Well I might have been prepared to go, but as with any great journey, there was a lot that I did not really comprehend. I would find out within the first few weeks one the first lessons about life in Japan, it can be pretty lonely to be a young person there. In addition, I would also discover just how many aspects of youth culture in Japan I had never read or heard about, and just how precisely difficult it was for any of these experiences to go through, not only just as a Japanese teenager, but especially for as an outsider.

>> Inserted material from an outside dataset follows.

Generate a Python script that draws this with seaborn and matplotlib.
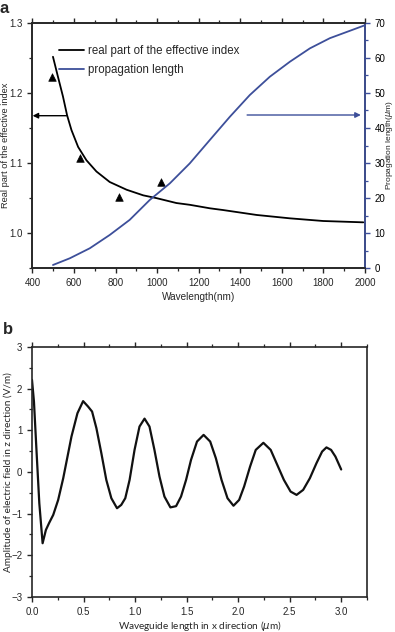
import numpy as np
import pandas as pd
import matplotlib
matplotlib.use("Agg")
import matplotlib.pyplot as plt
from matplotlib.ticker import MultipleLocator
import seaborn as sns

# panel a: effective index (left axis) and propagation length (right axis)
wl_index = [499, 523, 547, 567, 588, 620, 660, 708, 772, 853, 933, 997, 1093, 1157,
            1254, 1318, 1479, 1639, 1799, 1992]
n_eff = [1.2515, 1.223, 1.195, 1.168, 1.147, 1.123, 1.104, 1.088, 1.073, 1.062, 1.054,
         1.050, 1.043, 1.0405, 1.0355, 1.033, 1.026, 1.0212, 1.0174, 1.0155]

wl_prop = [499, 580, 676, 772, 868, 965, 1061, 1157, 1254, 1350, 1446, 1542, 1639, 1735,
           1831, 1927, 2000]
prop_len = [0.94, 2.85, 5.7, 9.5, 13.8, 19.5, 24.2, 29.9, 36.6, 43.2, 49.4, 54.6, 58.9,
            62.7, 65.6, 67.7, 69.3]

# measured points (triangles)
wl_meas = [496, 631, 817, 1021]
n_meas = [1.223, 1.107, 1.051, 1.073]

# panel b: field amplitude along the waveguide
x_pos = [0.0, 0.019, 0.045, 0.071, 0.103, 0.135, 0.167, 0.206, 0.254, 0.303, 0.351, 0.383,
         0.441, 0.496, 0.544, 0.583, 0.625, 0.673, 0.721, 0.77, 0.825, 0.866, 0.905, 0.947,
         0.995, 1.043, 1.092, 1.14, 1.188, 1.237, 1.285, 1.343, 1.398, 1.446, 1.495, 1.543,
         1.601, 1.665, 1.729, 1.784, 1.839, 1.897, 1.955, 2.01, 2.058, 2.116, 2.171, 2.245,
         2.316, 2.38, 2.444, 2.509, 2.567, 2.631, 2.696, 2.76, 2.815, 2.857, 2.902, 2.944, 3.0]
amp = [2.21, 1.69, 0.45, -0.75, -1.71, -1.39, -1.22, -1.03, -0.67, -0.15, 0.45, 0.85,
       1.41, 1.70, 1.57, 1.45, 1.05, 0.45, -0.19, -0.63, -0.87, -0.79, -0.63, -0.19,
       0.53, 1.09, 1.28, 1.09, 0.53, -0.11, -0.59, -0.85, -0.82, -0.59, -0.19, 0.29,
       0.73, 0.89, 0.73, 0.33, -0.19, -0.63, -0.81, -0.67, -0.35, 0.13, 0.53, 0.70,
       0.53, 0.17, -0.19, -0.47, -0.55, -0.43, -0.15, 0.21, 0.49, 0.59, 0.53, 0.37, 0.06]

BLUE = "#3d4f9a"

sns.set_style("ticks")
plt.rcParams['font.family'] = ['Liberation Sans', 'DejaVu Sans']
plt.rcParams['xtick.labelsize'] = 7
plt.rcParams['ytick.labelsize'] = 7


def style_ticks(ax):
    ax.tick_params(which="major", length=3.5, width=1.0, direction="out")
    ax.tick_params(which="minor", length=2, width=0.9, direction="out")
    for s in ax.spines.values():
        s.set_linewidth(1.2)


def main():
    fig = plt.figure(figsize=(3.95, 6.32), dpi=100)

    # ---- panel a ----
    ax = fig.add_axes([0.082, 0.5755, 0.842, 0.3885])
    df_n = pd.DataFrame({"wl": wl_index, "n": n_eff})
    df_l = pd.DataFrame({"wl": wl_prop, "L": prop_len})
    df_m = pd.DataFrame({"wl": wl_meas, "n": n_meas})

    sns.lineplot(data=df_n, x="wl", y="n", ax=ax, color="black", lw=1.3,
                 label="real part of the effective index")
    sns.scatterplot(data=df_m, x="wl", y="n", ax=ax, marker="^", color="black",
                    s=30, edgecolor="black", zorder=4)
    ax.plot([], [], color=BLUE, lw=1.3, label="propagation length")
    ax.set_xlim(400, 2000)
    ax.set_ylim(0.95, 1.3)
    ax.set_xticks(range(400, 2001, 200))
    ax.xaxis.set_minor_locator(MultipleLocator(100))
    ax.set_yticks([1.0, 1.1, 1.2, 1.3])
    ax.yaxis.set_minor_locator(MultipleLocator(0.05))
    ax.set_xlabel("Wavelength(nm)", fontsize=7.2, labelpad=3)
    ax.set_ylabel("Real part of the effective index", fontsize=6.7)
    ax.yaxis.set_label_coords(-0.068, 0.5)
    ax.tick_params(top=True, which="both")
    style_ticks(ax)
    ax.annotate("", xy=(401, 1.1675), xytext=(564, 1.1675),
                arrowprops=dict(arrowstyle="-|>", color="black", lw=1.0,
                                mutation_scale=8, shrinkA=0, shrinkB=0))
    ax.legend(loc="upper left", bbox_to_anchor=(0.065, 0.93), frameon=False,
              fontsize=8.3, handlelength=2.2, handletextpad=0.35, labelspacing=0.65,
              borderaxespad=0)

    ax2 = ax.twinx()
    sns.lineplot(data=df_l, x="wl", y="L", ax=ax2, color=BLUE, lw=1.3)
    ax2.set_ylim(0, 70)
    ax2.set_yticks(range(0, 71, 10))
    ax2.yaxis.set_minor_locator(MultipleLocator(5))
    ax2.set_ylabel("Propagation length($\\mu$m)", fontsize=6.0)
    ax2.yaxis.set_label_coords(1.058, 0.5)
    style_ticks(ax2)
    ax2.spines["right"].set_color(BLUE)
    ax2.tick_params(axis="y", which="both", colors=BLUE, labelcolor="black")
    ax2.annotate("", xy=(1980, 43.7), xytext=(1433, 43.7),
                 arrowprops=dict(arrowstyle="-|>", color=BLUE, lw=1.0,
                                 mutation_scale=8, shrinkA=0, shrinkB=0))
    ax2.set_xlim(400, 2000)

    fig.text(0.0, 0.998, "a", fontsize=12, fontweight="bold", va="top", ha="left")

    # ---- panel b ----
    bx = fig.add_axes([0.081, 0.0554, 0.848, 0.3956])
    df_b = pd.DataFrame({"x": x_pos, "amp": amp})
    sns.lineplot(data=df_b, x="x", y="amp", ax=bx, color="#111111", lw=1.6)
    bx.set_xlim(0, 3.25)
    bx.set_ylim(-3, 3)
    bx.set_xticks(np.arange(0, 3.01, 0.5))
    bx.xaxis.set_minor_locator(MultipleLocator(0.25))
    bx.set_yticks(range(-3, 4))
    bx.yaxis.set_minor_locator(MultipleLocator(0.5))
    bx.set_xticklabels([f"{v:.1f}" for v in np.arange(0, 3.01, 0.5)])
    bx.tick_params(top=True, which="both")
    style_ticks(bx)
    bx.set_xlabel("Waveguide length in x direction ($\\mu$m)", fontsize=7.2, labelpad=2,
                  family=["Lato", "DejaVu Sans"])
    bx.set_ylabel("Amplitude of electric field in z direction (V/m)", fontsize=7.2,
                  family=["Lato", "DejaVu Sans"])
    bx.yaxis.set_label_coords(-0.058, 0.5)

    fig.text(0.008, 0.478, "b", fontsize=12, fontweight="bold", va="center", ha="left")

    fig.savefig("out.png", dpi=100)
    plt.close(fig)


if __name__ == "__main__":
    main()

Ultimately, I would get more than I thought possible. I got access to Japanese society that as an adult, or even just as a college student visiting or living in Japan, no foreigner can ever witness or take part in. In the midst of my time there, I often appreciated just how lucky I was in light of knowing that I was not going to have the ability to speak with Japanese people so openly and on such an equal footing as I would at Japanese high school. Just like people growing up anywhere around the world, but even more so perhaps in Japanese society, it becomes difficult if not downright frustrating to crack the wall of communication with adults of all ages once they are in a place where society oppresses them into being a certain way.
Although by the end of my year there I had become accepted by classmates and school in such a way that I felt like I truly belonged in my environment as opposed to how difficult school life was when I first came to Japan.